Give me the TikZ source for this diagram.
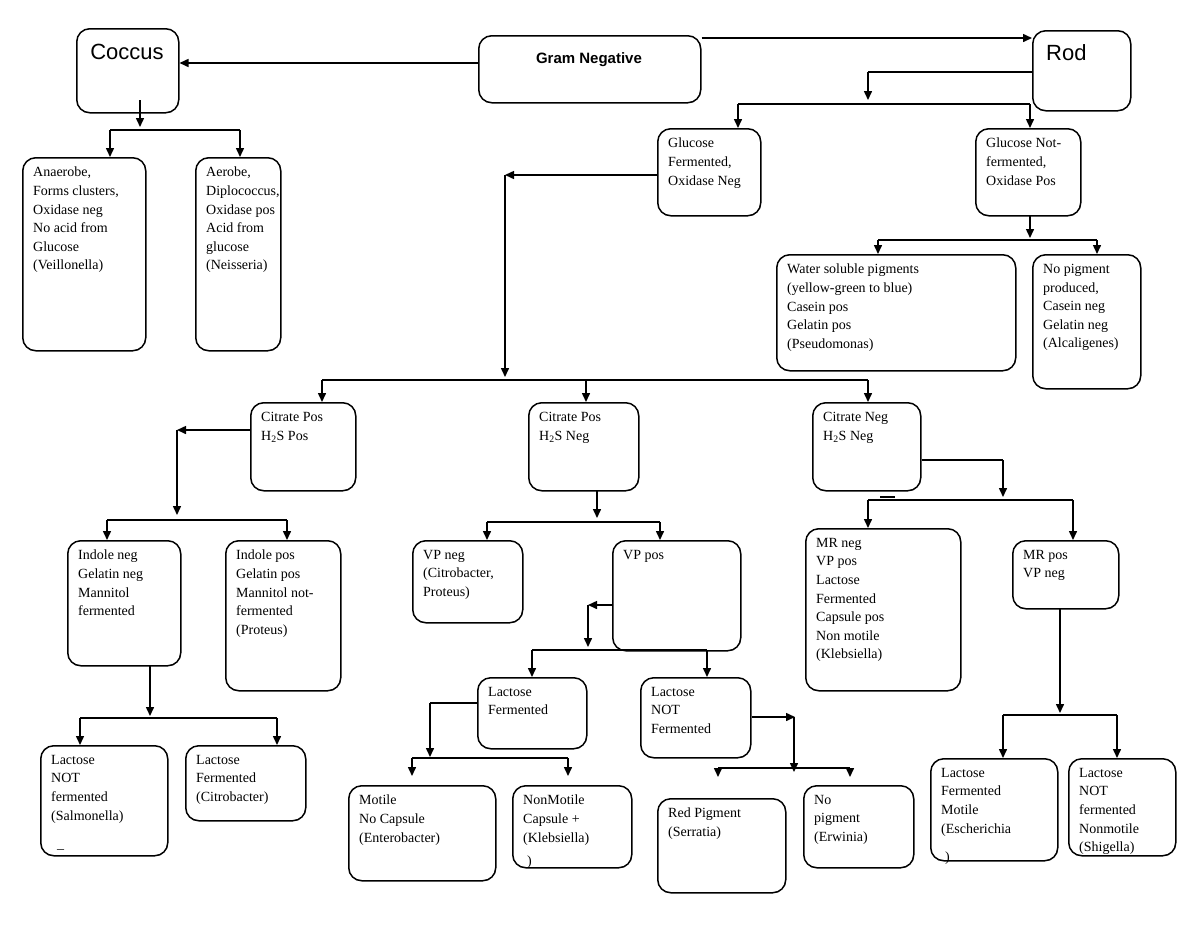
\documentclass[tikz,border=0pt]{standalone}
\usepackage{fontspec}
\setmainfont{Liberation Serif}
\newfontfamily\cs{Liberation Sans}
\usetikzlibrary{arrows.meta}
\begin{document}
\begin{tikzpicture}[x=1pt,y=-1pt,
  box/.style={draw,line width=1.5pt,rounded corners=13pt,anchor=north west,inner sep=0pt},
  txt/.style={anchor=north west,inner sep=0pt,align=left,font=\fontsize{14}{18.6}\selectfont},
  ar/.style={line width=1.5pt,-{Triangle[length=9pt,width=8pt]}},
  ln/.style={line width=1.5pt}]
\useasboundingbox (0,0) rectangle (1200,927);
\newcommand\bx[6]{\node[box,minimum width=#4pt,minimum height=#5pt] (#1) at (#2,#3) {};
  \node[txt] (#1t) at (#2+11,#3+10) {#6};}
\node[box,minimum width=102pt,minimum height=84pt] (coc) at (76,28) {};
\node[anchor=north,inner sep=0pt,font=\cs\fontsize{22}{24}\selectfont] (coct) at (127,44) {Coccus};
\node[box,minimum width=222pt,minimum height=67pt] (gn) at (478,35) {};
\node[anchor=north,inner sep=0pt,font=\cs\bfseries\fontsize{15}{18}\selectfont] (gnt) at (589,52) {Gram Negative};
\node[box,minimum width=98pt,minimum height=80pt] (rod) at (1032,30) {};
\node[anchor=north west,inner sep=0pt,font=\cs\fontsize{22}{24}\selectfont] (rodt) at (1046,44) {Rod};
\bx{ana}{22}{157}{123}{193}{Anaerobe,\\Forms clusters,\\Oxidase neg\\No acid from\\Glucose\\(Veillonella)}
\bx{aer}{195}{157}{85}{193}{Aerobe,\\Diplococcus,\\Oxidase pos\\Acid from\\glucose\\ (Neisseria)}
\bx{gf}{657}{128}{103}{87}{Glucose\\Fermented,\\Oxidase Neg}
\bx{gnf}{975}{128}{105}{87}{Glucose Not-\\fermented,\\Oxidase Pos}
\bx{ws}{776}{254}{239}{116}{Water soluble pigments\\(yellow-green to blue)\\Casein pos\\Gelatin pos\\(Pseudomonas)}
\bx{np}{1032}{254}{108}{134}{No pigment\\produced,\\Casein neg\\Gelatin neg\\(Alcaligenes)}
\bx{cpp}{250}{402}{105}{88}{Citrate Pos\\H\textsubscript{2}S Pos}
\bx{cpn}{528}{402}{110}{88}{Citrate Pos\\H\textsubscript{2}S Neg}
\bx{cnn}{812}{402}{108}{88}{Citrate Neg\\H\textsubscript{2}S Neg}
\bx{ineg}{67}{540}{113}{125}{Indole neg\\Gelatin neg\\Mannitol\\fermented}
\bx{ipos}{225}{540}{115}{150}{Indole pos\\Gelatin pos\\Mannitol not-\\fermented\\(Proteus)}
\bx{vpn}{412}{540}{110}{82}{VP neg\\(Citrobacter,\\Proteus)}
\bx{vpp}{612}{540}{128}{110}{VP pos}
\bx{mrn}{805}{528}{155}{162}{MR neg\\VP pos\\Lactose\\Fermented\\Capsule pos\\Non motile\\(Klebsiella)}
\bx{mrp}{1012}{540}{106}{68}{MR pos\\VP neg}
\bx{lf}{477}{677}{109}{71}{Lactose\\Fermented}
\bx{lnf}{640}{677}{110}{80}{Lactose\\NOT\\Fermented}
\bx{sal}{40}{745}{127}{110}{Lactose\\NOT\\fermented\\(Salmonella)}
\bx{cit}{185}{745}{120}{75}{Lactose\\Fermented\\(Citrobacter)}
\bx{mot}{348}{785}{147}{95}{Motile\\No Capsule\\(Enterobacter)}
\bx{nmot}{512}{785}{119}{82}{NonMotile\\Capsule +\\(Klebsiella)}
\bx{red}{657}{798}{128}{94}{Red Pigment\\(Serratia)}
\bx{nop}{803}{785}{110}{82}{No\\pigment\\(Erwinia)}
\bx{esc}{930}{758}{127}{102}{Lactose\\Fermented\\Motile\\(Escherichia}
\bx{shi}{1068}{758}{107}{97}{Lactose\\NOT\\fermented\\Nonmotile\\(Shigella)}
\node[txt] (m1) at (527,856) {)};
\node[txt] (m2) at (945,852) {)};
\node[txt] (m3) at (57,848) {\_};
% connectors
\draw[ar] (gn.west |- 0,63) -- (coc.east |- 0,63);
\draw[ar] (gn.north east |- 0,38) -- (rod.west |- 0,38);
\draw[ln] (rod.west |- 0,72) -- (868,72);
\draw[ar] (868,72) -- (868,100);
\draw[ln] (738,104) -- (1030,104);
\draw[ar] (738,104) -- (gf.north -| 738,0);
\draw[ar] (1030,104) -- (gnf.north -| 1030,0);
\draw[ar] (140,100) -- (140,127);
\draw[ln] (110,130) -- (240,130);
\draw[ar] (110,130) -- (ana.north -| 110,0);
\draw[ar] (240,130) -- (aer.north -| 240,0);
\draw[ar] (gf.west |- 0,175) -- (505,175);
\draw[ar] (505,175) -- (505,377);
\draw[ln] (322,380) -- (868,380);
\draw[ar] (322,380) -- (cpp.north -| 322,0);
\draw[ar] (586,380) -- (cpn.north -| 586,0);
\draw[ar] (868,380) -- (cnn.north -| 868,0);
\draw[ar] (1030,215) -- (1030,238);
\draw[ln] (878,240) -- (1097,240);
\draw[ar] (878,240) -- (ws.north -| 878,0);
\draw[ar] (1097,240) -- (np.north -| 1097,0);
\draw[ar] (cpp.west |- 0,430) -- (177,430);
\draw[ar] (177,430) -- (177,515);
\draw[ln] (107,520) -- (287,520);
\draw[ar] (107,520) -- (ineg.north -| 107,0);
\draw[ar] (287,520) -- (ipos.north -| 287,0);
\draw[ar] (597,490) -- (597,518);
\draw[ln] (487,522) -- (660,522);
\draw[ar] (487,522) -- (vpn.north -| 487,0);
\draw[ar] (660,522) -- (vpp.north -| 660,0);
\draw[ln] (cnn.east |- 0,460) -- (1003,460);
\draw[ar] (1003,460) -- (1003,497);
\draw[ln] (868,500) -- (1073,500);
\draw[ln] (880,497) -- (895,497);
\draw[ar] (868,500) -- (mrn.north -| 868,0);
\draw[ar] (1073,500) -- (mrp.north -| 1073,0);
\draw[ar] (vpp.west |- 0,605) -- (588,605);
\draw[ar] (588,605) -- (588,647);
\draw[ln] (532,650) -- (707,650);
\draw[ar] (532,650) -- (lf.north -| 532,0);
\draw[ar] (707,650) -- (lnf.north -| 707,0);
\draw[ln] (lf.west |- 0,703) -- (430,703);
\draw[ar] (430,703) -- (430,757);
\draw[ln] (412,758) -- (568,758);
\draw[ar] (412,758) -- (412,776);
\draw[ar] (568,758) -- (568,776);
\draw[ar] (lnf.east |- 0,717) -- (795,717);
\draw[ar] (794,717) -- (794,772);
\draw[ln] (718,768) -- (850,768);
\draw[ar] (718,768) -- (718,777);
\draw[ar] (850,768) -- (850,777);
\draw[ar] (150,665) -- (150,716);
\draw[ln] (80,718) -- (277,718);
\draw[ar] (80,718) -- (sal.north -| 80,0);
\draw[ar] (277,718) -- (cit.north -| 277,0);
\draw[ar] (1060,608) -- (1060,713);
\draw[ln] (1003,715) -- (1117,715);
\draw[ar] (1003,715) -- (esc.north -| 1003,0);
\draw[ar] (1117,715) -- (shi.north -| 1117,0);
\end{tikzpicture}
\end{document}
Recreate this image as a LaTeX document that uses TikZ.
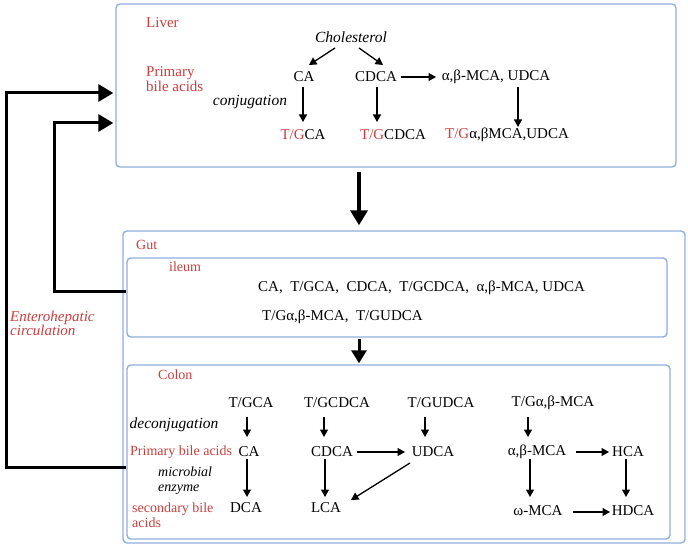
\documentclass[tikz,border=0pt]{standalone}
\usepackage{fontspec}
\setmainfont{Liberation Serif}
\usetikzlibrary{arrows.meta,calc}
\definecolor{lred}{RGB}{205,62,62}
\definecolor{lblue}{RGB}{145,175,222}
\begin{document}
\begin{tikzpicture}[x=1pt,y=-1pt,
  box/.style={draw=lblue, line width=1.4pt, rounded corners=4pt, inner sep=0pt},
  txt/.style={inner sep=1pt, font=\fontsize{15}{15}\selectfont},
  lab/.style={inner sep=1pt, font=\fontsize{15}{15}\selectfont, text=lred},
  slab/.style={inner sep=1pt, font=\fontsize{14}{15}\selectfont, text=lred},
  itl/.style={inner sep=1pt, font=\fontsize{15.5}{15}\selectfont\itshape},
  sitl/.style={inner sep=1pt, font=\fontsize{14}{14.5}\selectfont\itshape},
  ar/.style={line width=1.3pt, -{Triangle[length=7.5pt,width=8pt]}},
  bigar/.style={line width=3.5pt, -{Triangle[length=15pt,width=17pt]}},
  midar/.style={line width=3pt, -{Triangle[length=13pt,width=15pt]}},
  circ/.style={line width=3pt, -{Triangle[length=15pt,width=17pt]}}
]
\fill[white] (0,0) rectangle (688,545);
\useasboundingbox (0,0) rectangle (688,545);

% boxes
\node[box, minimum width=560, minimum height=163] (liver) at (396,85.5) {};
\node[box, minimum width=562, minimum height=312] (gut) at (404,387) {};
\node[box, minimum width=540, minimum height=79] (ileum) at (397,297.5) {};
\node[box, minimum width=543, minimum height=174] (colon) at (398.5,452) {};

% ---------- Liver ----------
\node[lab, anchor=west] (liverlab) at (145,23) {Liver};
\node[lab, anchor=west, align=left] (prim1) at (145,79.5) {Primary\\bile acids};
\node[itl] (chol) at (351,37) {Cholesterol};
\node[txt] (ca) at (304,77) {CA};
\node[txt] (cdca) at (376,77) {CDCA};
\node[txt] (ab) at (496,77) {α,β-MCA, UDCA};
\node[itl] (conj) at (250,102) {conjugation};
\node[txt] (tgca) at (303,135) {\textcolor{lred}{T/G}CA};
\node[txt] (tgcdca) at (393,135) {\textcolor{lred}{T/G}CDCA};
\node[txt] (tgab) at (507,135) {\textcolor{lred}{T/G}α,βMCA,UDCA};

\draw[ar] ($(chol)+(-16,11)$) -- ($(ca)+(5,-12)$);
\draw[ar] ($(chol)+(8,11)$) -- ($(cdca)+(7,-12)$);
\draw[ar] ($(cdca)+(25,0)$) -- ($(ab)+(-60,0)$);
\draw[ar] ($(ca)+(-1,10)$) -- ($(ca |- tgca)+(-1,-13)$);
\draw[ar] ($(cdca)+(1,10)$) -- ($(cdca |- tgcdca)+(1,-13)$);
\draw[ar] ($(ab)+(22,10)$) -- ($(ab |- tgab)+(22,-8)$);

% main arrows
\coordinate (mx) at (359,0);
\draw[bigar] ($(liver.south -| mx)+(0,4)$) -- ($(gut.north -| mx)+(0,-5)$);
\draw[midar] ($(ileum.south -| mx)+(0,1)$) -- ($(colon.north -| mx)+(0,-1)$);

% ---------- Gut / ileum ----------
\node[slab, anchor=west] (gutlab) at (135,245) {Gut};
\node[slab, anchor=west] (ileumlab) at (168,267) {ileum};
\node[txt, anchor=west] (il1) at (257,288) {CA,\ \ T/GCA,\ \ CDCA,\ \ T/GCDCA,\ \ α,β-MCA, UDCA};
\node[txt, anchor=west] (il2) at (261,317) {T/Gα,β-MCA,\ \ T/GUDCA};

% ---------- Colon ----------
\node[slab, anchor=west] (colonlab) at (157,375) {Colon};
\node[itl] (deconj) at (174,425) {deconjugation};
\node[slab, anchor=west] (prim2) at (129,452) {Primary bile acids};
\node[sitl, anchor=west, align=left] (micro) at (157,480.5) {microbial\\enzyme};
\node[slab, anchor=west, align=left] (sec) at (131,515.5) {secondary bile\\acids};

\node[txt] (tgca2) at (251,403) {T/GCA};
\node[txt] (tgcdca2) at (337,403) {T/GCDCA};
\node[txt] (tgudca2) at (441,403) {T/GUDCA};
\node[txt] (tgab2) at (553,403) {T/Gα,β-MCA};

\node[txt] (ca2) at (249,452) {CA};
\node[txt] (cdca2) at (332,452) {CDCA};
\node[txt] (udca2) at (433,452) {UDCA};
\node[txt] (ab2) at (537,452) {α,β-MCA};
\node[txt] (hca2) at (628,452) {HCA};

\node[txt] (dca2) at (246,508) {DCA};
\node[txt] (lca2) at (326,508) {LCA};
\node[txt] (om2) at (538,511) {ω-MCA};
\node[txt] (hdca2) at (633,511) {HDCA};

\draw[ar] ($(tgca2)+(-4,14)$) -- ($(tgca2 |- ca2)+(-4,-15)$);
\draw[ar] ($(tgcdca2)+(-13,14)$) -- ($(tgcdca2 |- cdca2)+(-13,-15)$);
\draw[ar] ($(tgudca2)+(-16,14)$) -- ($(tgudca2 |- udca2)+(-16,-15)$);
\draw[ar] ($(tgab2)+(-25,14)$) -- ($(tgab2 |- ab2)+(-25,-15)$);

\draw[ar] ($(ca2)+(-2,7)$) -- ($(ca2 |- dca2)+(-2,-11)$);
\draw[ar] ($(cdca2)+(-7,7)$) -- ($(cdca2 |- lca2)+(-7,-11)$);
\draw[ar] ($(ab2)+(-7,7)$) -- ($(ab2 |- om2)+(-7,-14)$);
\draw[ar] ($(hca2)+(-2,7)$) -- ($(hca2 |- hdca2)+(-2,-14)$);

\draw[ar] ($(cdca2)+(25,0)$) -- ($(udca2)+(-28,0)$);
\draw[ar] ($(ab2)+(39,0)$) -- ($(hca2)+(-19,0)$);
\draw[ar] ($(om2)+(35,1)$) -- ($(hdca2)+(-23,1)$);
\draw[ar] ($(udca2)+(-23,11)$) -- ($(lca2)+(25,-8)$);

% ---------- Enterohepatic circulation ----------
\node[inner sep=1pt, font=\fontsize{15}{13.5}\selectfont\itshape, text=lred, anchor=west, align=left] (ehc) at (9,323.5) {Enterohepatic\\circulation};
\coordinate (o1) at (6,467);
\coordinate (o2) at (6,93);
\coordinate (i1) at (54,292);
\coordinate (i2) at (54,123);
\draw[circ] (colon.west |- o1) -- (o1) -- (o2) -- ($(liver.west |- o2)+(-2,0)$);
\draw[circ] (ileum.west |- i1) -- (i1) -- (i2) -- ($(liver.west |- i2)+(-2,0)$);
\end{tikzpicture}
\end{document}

********

## Directive
Find the lines containing "this" and list every one of them.

## Exercise response
Give me the TikZ source for this diagram.
Recreate this image as a LaTeX document that uses TikZ.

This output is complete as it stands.